Gather up all lines that carry the word "chart".

### [Data supplied]
━━━
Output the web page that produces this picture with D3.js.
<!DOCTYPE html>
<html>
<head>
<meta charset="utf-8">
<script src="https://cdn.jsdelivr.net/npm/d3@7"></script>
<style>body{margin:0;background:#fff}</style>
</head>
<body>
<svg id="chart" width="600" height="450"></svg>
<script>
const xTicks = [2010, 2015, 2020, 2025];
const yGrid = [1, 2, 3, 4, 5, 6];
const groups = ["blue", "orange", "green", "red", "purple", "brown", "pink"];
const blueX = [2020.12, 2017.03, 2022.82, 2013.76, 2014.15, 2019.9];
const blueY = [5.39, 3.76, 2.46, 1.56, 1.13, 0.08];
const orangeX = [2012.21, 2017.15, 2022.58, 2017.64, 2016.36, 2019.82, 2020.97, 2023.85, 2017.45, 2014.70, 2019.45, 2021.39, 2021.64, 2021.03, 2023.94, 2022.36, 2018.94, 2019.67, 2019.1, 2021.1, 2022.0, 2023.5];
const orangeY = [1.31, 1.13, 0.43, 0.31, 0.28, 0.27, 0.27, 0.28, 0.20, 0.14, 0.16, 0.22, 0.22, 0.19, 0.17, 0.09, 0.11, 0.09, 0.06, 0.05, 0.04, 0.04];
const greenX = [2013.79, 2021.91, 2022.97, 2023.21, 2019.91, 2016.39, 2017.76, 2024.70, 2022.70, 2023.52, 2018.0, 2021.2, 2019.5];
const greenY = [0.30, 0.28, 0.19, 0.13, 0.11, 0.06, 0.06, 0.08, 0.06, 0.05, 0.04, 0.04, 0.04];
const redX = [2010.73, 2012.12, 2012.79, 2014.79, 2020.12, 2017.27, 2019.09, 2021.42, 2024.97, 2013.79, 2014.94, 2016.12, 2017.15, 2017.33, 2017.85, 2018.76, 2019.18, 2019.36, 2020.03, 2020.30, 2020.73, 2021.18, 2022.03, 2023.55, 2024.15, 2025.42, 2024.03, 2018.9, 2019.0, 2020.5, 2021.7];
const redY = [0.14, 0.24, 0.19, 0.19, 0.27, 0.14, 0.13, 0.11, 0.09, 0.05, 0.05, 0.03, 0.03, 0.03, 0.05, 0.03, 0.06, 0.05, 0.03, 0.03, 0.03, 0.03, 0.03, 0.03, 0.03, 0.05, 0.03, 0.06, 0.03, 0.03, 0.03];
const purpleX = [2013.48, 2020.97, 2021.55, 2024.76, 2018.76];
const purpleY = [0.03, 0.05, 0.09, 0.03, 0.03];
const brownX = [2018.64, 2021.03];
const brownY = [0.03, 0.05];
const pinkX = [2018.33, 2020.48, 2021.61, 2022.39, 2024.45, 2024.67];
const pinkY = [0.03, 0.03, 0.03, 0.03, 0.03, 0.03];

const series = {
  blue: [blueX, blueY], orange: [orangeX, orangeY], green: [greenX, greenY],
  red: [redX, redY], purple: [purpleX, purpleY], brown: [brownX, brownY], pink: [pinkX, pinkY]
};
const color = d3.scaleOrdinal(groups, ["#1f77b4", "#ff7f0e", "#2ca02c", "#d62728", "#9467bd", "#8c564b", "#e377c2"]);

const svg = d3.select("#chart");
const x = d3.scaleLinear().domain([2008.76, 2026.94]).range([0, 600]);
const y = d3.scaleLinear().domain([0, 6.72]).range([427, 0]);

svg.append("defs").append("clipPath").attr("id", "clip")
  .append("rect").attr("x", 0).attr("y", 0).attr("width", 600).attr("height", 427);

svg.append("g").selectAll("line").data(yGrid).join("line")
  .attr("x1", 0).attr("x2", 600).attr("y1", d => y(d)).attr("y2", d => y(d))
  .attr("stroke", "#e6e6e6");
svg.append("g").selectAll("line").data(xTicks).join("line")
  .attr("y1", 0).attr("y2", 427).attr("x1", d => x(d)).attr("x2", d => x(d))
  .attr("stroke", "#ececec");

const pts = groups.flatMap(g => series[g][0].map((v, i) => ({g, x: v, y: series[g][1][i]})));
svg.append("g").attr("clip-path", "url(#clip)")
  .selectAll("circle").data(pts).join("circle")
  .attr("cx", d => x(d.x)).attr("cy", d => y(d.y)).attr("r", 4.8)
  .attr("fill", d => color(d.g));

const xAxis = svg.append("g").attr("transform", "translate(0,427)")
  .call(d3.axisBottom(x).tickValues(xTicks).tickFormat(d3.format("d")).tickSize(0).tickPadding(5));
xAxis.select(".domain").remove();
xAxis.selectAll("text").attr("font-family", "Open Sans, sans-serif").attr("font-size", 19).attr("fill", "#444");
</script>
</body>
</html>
━━━
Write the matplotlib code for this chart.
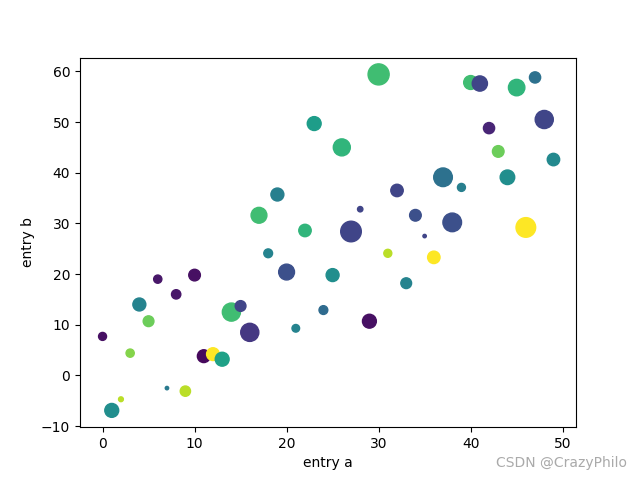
━━━
### [Finished answer]
<svg id="chart" width="600" height="450"></svg>
const svg = d3.select("#chart");
Write the matplotlib code for this chart.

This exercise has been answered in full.